I'm a statistics graduate student in a department with minimal funding for gpu computing resources, the campus does have one fermi box hooked up to two nodes that I have access to. But these were in linux -- which I love -- but I really want to use nSight to benchmark and tune my code, so I need windows -- so I decided to purchase a development box which I dual boot, Ubuntu x64 for production runs and Win 7 with VS 2010 (a battle which I'm presently fighting) and nSight 1.5 for development. That said, back to the reason why I bought two GTX 480's (EVGA is awesome!!) and not two GTX 285's or 295's.
I've spent the past two years developing a couple of CUDA kernels. The trickiest part of the development, for me, is the memory management. I spent the better part of three months trying to squeeze a Cholesky decomposition & back substitution into 16 single-precision registers -- the max you can use before either the GTX 285 or 295 incur a 50% performance penalty (literally 3 weeks going from 17 to 16 registers). For me, the fact that all Fermi architectures have double the registers means that those three months would've gained me about 10% improvement on a GTX 480 instead of 50% on GTX 285 and hence, probably not worth my time -- in truth a bit more subtle than that, but you get the drift.
If you're fairly new to CUDA -- which you probably are since you're asking -- I would say 32 registers is HUGE. Second, I think the L1 cache of the Fermi architecture can directly translate to faster global memory accesses -- of course it does, but I haven't measured the impact directly yet. If you don't need the global memory as much, you can trade the bigger L1 cache for triple the shared memory -- which was also a tight squeeze for me as the matrix sizes increased.
Then I would agree with #pszilard that if you need double precision, Fermi is definitely the way to go -- though I'd still write your code in single precision first, tune it, and then migrate to double.

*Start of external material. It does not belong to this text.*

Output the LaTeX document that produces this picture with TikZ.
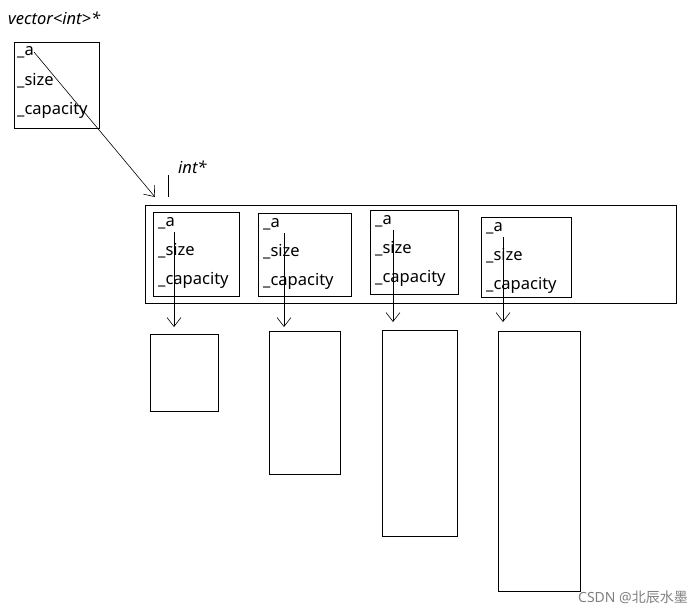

I don't think that concurrent kernel execution will matter for you -- it's really cool, the delays to kernel completion can be orders of magnitude less -- but you're probably going to focus on one kernel first, not parallel kernels. If you want to do streaming or parallel kernels, then you need Fermi -- the 285 / 295's simply can't do it.
And lastly, the drawback of going with the 295's is that you have to write two layers of parallelism: (1) one to distribute blocks (or kernels?) across the cards and (2) the gpu kernel itself. If you're just starting out, it's much easier to keep the parallelism in one place (on a single card) as opposed to fighting two battles at once.

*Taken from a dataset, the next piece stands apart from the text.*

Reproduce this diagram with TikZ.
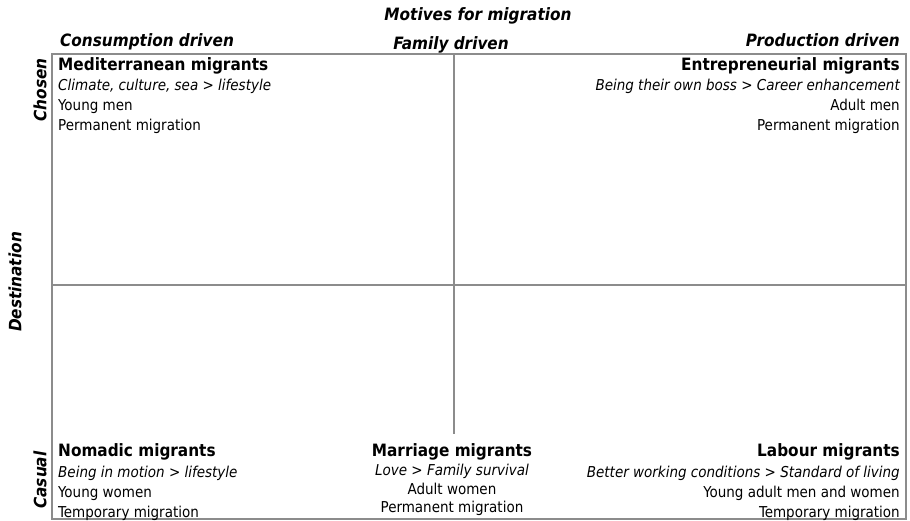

Ps. If you haven't written your kernels yet, you might consider getting only one card and waiting six months to see if the landscape changes again -- though I have no idea when the next cards are to be released.

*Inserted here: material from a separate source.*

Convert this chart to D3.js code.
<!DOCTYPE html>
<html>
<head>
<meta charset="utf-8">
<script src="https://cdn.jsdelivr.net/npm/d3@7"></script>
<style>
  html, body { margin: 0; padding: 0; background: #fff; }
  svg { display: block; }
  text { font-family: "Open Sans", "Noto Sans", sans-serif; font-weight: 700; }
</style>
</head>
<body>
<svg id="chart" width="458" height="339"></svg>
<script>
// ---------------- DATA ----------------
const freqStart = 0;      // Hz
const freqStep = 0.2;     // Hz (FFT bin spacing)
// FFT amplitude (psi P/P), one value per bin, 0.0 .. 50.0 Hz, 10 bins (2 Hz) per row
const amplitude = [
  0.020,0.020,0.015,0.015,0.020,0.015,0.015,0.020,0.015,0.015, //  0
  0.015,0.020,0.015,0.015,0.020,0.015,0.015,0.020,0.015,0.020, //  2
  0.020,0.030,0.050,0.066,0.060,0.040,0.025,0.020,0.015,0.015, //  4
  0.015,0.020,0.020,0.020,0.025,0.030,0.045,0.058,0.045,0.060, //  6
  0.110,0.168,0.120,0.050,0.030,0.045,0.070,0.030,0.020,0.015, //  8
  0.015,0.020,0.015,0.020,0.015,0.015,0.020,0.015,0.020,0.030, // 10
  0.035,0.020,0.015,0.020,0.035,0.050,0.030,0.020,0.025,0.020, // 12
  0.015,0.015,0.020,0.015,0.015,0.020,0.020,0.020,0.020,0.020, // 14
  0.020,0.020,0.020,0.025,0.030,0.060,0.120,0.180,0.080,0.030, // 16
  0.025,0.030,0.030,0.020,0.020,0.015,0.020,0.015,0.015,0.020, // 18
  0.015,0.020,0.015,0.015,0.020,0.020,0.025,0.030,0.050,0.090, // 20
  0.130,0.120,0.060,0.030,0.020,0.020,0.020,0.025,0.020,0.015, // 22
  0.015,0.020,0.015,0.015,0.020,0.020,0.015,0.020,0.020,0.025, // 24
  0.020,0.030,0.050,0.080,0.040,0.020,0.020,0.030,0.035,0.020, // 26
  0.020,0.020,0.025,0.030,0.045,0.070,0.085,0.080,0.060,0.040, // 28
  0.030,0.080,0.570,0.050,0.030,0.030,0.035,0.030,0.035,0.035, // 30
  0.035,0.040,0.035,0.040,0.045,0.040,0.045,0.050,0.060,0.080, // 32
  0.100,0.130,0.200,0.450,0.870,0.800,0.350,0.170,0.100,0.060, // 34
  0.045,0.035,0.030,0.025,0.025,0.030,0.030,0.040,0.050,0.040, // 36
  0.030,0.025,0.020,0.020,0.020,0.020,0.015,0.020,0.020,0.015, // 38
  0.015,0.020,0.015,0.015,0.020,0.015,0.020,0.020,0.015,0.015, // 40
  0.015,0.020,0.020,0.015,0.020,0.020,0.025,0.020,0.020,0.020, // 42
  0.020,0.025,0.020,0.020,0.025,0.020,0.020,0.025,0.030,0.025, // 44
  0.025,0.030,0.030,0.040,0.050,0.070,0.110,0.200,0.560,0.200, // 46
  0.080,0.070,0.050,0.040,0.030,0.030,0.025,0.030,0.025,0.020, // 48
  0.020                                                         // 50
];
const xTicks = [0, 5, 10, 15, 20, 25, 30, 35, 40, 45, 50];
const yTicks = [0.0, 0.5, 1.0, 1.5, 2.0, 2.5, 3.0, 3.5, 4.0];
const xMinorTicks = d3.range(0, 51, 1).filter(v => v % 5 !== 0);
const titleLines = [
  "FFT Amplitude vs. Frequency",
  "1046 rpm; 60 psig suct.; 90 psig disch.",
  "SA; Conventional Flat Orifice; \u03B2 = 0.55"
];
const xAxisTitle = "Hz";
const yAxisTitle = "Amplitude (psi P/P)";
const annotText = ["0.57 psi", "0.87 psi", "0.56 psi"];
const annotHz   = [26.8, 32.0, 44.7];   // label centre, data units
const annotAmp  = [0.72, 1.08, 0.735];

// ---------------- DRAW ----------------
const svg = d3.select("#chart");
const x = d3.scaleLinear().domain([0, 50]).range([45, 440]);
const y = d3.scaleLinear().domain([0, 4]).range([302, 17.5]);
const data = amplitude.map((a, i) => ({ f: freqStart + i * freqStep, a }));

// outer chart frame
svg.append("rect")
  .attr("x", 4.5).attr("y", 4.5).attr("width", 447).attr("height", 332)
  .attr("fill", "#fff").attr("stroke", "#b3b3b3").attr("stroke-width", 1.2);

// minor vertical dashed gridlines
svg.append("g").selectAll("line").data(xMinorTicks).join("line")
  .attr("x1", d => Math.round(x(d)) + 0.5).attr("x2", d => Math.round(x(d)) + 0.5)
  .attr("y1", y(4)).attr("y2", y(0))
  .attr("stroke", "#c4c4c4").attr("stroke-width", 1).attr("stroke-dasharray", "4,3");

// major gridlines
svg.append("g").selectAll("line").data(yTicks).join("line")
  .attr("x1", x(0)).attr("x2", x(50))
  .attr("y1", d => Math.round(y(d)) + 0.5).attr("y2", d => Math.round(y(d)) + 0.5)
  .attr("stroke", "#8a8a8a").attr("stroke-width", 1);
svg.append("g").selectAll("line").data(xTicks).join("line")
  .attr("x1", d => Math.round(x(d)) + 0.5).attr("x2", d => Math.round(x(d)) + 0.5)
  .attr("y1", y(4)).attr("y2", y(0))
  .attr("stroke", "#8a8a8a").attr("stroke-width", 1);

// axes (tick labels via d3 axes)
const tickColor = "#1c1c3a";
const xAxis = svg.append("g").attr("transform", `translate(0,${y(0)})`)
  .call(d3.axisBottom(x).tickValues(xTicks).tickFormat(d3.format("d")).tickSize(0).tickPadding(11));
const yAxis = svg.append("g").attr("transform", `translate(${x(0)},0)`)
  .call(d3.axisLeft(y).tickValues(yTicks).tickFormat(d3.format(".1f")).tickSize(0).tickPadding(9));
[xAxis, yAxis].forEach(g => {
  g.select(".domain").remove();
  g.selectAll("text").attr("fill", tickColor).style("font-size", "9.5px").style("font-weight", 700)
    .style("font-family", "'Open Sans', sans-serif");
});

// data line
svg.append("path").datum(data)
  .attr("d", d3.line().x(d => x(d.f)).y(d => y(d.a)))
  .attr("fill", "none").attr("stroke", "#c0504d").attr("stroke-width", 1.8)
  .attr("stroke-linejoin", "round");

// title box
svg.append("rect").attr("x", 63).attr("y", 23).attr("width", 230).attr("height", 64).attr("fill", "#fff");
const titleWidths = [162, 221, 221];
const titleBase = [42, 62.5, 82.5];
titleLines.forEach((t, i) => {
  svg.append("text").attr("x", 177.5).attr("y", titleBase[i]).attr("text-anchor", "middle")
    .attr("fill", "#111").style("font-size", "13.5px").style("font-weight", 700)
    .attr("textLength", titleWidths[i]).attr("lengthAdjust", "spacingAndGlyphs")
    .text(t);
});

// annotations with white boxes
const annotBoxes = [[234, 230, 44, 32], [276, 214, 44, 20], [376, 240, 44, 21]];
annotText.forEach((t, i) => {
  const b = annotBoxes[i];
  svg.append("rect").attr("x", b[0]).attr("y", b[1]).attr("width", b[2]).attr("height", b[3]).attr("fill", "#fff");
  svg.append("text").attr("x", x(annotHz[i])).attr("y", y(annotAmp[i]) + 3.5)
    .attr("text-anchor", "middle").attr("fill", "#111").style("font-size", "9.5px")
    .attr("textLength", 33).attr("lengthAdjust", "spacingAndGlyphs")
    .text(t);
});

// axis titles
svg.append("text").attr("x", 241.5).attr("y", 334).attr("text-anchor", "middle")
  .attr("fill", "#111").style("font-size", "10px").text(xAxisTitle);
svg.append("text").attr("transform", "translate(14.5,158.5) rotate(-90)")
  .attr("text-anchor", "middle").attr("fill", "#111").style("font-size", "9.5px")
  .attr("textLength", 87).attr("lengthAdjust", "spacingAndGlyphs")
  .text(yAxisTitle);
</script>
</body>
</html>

PPs. I absolutely loved running my cuda kernel on the GTX 480 which I had debugged / designed on a Tesla C1070 and instantly realizing a 2x speed improvement. Money well spent.
is it possible to have 2 GTX 295 and use the 4 GPUs in my cuda code?
Yes. Or quad, if you're totally insane.
is it better to get two 480 cards rather than two 295?
Arguable. 295 as a dual-gpu has slightly more raw oomph, but 480 as a 40nm-process card without the dual-gpu overhead may use its resources better. Benchmarks vary. Of course the Fermi 4xx range has more modern feature support (3D, DirectX, OpenCL etc).
But dual-295 is going to have seriously huge PSU and cooling requirements. And dual-480 runs almost as hot. Not to mention the expense. What are you working on that you think you're going to need this? Have you considered the more mainstream parts, eg 460, which is generally considered to offer a better price/performance than the troubled 470–480 (GF100) part?